Magnetic-Patchy Janus Colloid Surfactants for Reversible Recovery of Pickering Emulsions

We present a straightforward and robust method for the synthesis of Janus colloid surfactants with distinct amphiphilicity and magnetic responsiveness. To this end, hydroxyl-functionalized amphiphilic Janus microparticles (JMPs) are synthesized by seeded monomer swelling and subsequent photopolymerization. By incorporating controlled amounts of hydroxyl groups on poly­(styrene-co-vinyl alcohol) seed particles, we adjust the interfacial tension between the seed polymer and the poly­(tetradecyl acrylate) secondary polymer (γ13). From theoretical and experimental observations, we verify that when γ13 is tuned to ∼8.5 mN/m in a medium with controlled solvency, which corresponds to a 0.6 volume fraction of ethanol in water, the particles bicompartmentalize to form oval or ellipsoidal JMPs with controllable bulb dimensions.

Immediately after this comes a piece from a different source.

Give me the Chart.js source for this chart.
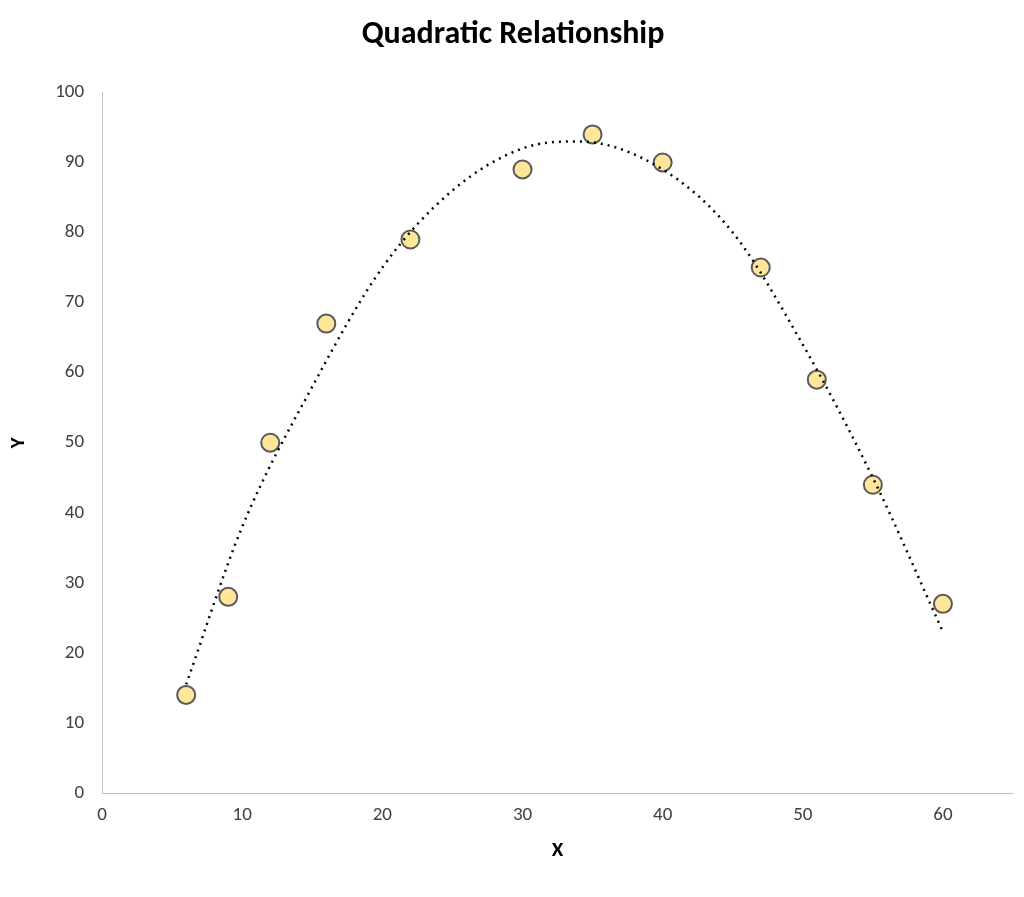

We also show that bulb site-specific patching of magnetic nanoparticles (NPs) can be achieved using the electrostatic interaction between the polyethylenimine-coated bulb surface and the polyvinylpyrrolidone-stabilized Fe2O3 NPs. Finally, we demonstrate that our magnetic-patchy JMPs can assemble at the oil–water interface, enabling magnetic-responsive reversible recovery of Pickering emulsions.